Neo-fascist suspected of killing that has thrown Italian football into chaos
Friday, 9 February 2007
A 17-year-old rugby-mad neo-fascist, who is "athletic and heavily built" , is suspected of being the Catania fan who hurled a ceramic basin at Chief Inspector Filippo Raciti, causing the injuries that led to his death last Friday evening.
Italian football, amateur and professional - even encompassing most informal family games in local parks - has been at a standstill ever since, after senior officials demanded the shutdown.
The accused firmly denies responsibility for the police officer's death. He was arrested in Catania on Tuesday for violence and resisting public officials and has been in custody since then. Police claim an examination of news footage of the riots outside Massimino Stadium led to his identification, his head half hooded and armed with a lavatory basin that had been torn from the wall of a toilet inside the stadium. He has no previous convictions.
His profile goes some way to reinforcing the anxiety voiced earlier in the week by police and politicians that Italy's hooligans, the "Ultras" or teppisti as they are known, are no longer found solely among the deprived, dysfunctional families in grim estates but are drawn also from the middle class.
His father works for a local electronics firm, and the accused is said to be a fanatical rugby player. He holds a season ticket for Catania's games. The only obvious black spot on his CV is his membership of Forza Nuova, a far-right splinter group that claims the credit for getting Catania's planned Gay Pride parade called off last year.
The website of Forza Nuova, which names the accused as Alan di Stefano, claims he and the organisation are victims of a conspiracy cooked up by the intelligence services that decided to blame them for last Friday's violence, a charge they furiously repudiate. "This is not the first attempt to frame a movement which has won the sympathy of many," they say.
Meanwhile, Italian football resumes this weekend following its enforced week's break. But Italy's national game will, for the time being at least, be a shadow of its former self. Ronaldo, the legendary Brazilian, is likely to play his first game for AC Milan, Silvio Berlusconi's side, behind closed doors after the club's San Siro stadium's security precautions failed to satisfy the government. In total, 11 weekend matches will be played before empty stands, while only six stadiums have been given a clean bill of health, including Rome, Genova and Catania's Sicilian rival Palermo.

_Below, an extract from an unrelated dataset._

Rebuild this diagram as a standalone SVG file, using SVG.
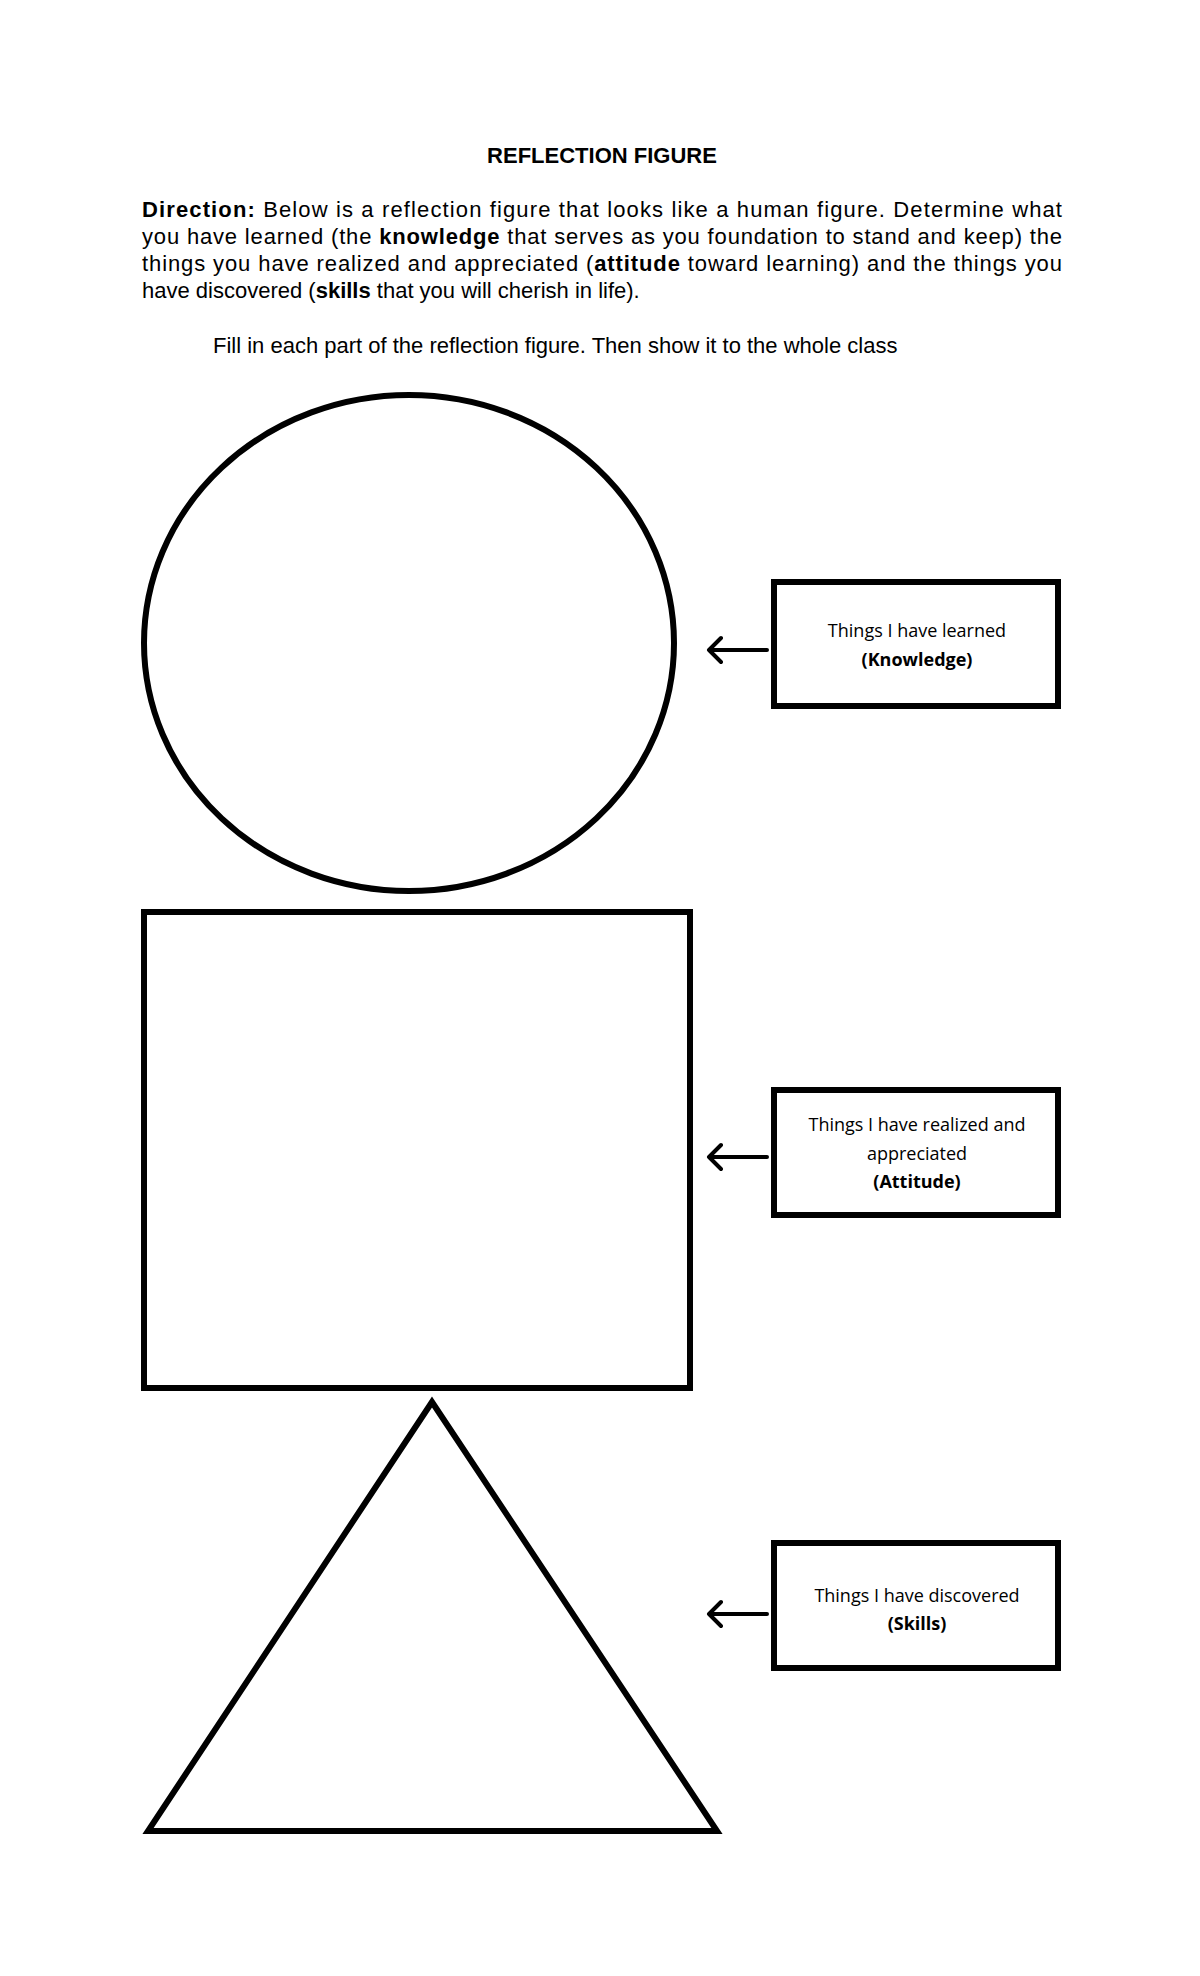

Adriano Galliani, the vice-president of Milan, vehemently protested against the ban on his club opening its gates for Sunday's match against Livorno. "We have done everything we could do," he said. "It's obvious we want to play at the San Siro with open doors... I think it's fundamentally unjust to close a stadium like the San Siro on which we have already spent €20m (£13m) for works that are never ending. We have done everything the law asked us to do and have no reason to feel guilty." Other measures imposed by the government that will leave the nation's top clubs with a serious hole in their finances include the banning of night games. Block tickets may no longer be sold to visiting fans and fireworks and flares are banned inside stadiums.
The Sports minister Giovanna Melandri, under attack from football officials all week for her alleged ignorance and incompetence, said: "My hope is that in a reasonable amount of time we will be able to say that we have profoundly changed the system of football in this country and given our country a more credible, transparent football that has driven violence away."